Выбрать главу

Вообще, примирение с милою Францией казалось искренним, вечным. И за что их ненавидеть, голубчиков французов? Ведь они против воли увлечены были ненасытным честолюбием вождя своего. Забыты все их злодеяния, их несносное хвастовство, их лживые бюллетени, в которых русских топтали они в грязь. Все вины взвалены на одного Наполеона: и по делом ему, разбойнику! Весь мир, который хотел он завоевать, обрушился на преступную главу его; пусть же задыхается теперь на островке своем Эльбе. Слушая членов офранцуженного нашего высшего общества, право, можно было подумать, что наша война с Наполеоном была не что иное как междоусобие: Россия в борьбе своей оживлена, поддержана была духом противной ему партии; эта партия восторжествовала, и вся наша знатность предовольна.

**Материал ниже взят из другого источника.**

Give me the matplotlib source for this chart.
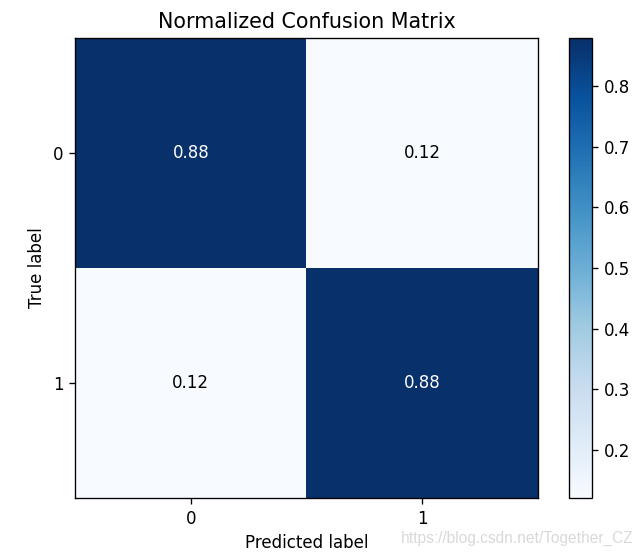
import numpy as np
import matplotlib
matplotlib.use("Agg")
import matplotlib.pyplot as plt

# confusion matrix values (normalized)
classes = ["0", "1"]
cm_values = [[0.88, 0.12],
             [0.12, 0.88]]
title = "Normalized Confusion Matrix"
watermark = "https://blog.csdn.net/Together_CZ"

cm = np.array(cm_values)

fig = plt.figure(figsize=(644 / 120, 554 / 120), dpi=120)
ax = fig.add_axes([75 / 644, 1 - 498 / 554, 463 / 644, 460 / 554])
cax = fig.add_axes([569 / 644, 1 - 498 / 554, 23 / 644, 460 / 554])

image = ax.imshow(cm, interpolation="nearest", cmap=plt.cm.Blues, aspect="auto")
cb = fig.colorbar(image, cax=cax)

ax.set_title(title, fontsize=12.4)
ticks = np.arange(len(classes))
ax.set_xticks(ticks)
ax.set_xticklabels(classes)
ax.set_yticks(ticks)
ax.set_yticklabels(classes)

thresh = cm.max() / 2.0
for i in range(cm.shape[0]):
    for j in range(cm.shape[1]):
        ax.text(j, i, f"{cm[i, j]:.2f}", ha="center", va="center",
                color="white" if cm[i, j] > thresh else "black")

ax.set_ylabel("True label")
ax.set_xlabel("Predicted label")
ax.grid(False)

# csdn watermark in the bottom right corner
fig.text(634 / 644, 1 - 538 / 554, watermark, ha="right", va="center",
         color="#d9d9d9", fontsize=9.3, family="Liberation Sans")

fig.savefig("out.png", dpi=120)
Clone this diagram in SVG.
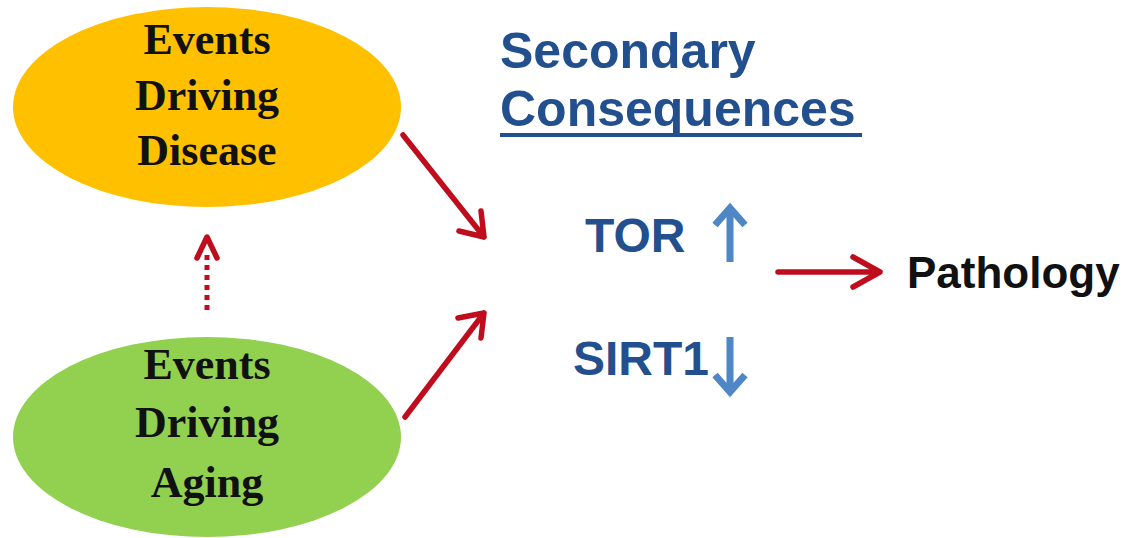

Известно было, что 13-го июля победоносный Александр возвратился в восторженную свою столицу; рассказывали о трогательном первом свидании его с счастливою матерью, с этою Марией, благословенною в женах, коей плод чрева вся Россия назвала «Благословенным», о великолепном празднике, данном ею в Павловске, по случаю его возвращения. Узнали также с сожалением, но без ропота, что он продолжает отклонять от себя всякое изъявление общественной благодарности: другим народам даровав независимость, своему не дозволяет даже въявь любить себя.

Узнали также, что он соглашается, наконец, принять со всех краев России съехавшиеся дворянские депутации не вдруг, но поочередно. Разделяя общее чувство, мне желательно было, хотя на минуту вблизи посмотреть на него и услышать его голос, и я вмиг собрался к отъезду. Я поскакал по дороге тогда беспокойной, тряской, столько раз мною проеханной, всё таким же бедняком, в такой же кибитке, как и прежде. Ничего примечательного на этой дороге мне не встретилось, и последний день июля к вечеру приехал я в Петербург.

X

Петербург в 1814 году. — Возвращение гвардии. — Молчанов. — Аракчеев. — Наша Пасха в Париже.

Как сущий провинциал поверил я словам ямщика, который меня привез, и послушался его совета. Он уверил меня, что Петербург так наполнен приезжими, что ни в одной гостинице не найду я для себя помещения, и уговорил меня пристать на каком-то постоялом дворе, на меже Разъезжей улицы и Ямской, близ Глазова кабака. И за этот тесный и зловонный угол, в котором я пробыл не более суток, должен был я заплатить вдвое более, чем бы за комнату в хорошем трактире.

Однако же, в нём на следующее утро, 1-го августа, принарядился я, вымылся, выбрился, натянул мундир и, вышедши из него, сел в карету, чтоб ехать в Большую Морскую являться к главнокомандующему в Петербурге, Сергею Кузьмичу Вязмитинову.

Как в столице начальствовал он, так и управлял Министерством Полиции только временно, по случаю постоянного отсутствия Балашова, который, по должности генерал-адъютанта, во всё время войны сопровождал Императора, сохраняя, впрочем, звания министра и военного губернатора. Нельзя сказать, чтоб он находился неотлучно при Государе, ибо беспрестанно был на посылках, то к Наполеону, то к Мюрату, то к английскому принцу-регенту; оно могло казаться доказательством особой в нему доверенности, но рысьи очи царедворцев ясно видели, что кредит его приметно упадает. Даже воротившись из походов, он к должностям своим допущен не был.

Прождав более часа не совсем в прихожей, а в комнате перед кабинетом вельможи не по рождению, а по сану, когда он вошел, подал я почтенному старцу бумагу от моих верителей. Он спросил меня, не сын ли я отца моего, которого он коротко знал и с коим некогда был товарищем по службе. После того объявил он мне, что я опоздал двумя сутками, что списки от него уже посланы, и что на другой день, 2-го числа, пензенская депутация вместе с двумя или тремя другими в 10 часов утра, на Каменном острове, будет представляться Государю. Странное дело! Всякий раз, что приезжал я в Петербург, встречала меня в нём какая-нибудь неудача, как читатель сие заметить может.

Большие столичные города в тех, кои никогда в них не бывали и приезжают в первый раз, производят невольно почтительное изумление, в котором они охотно никогда не признаются. Обширность города, многолюдство его, роскошь везде выказываемая, шум, движение на улицах, всё поражает непривыкшего к тому. В ее, что ни встречается ему, кажется принадлежащим к этой огромной машине и участвующим в её действиях. Тоже самое впечатление, хотя в меньшей степени, делают столицы на людей, кои подобно мне возвращаются в них после долгого отсутствия. Это чувство, не совсем приятное для самолюбия, было не одно, которое по приезде моем сначала я должен был испытать.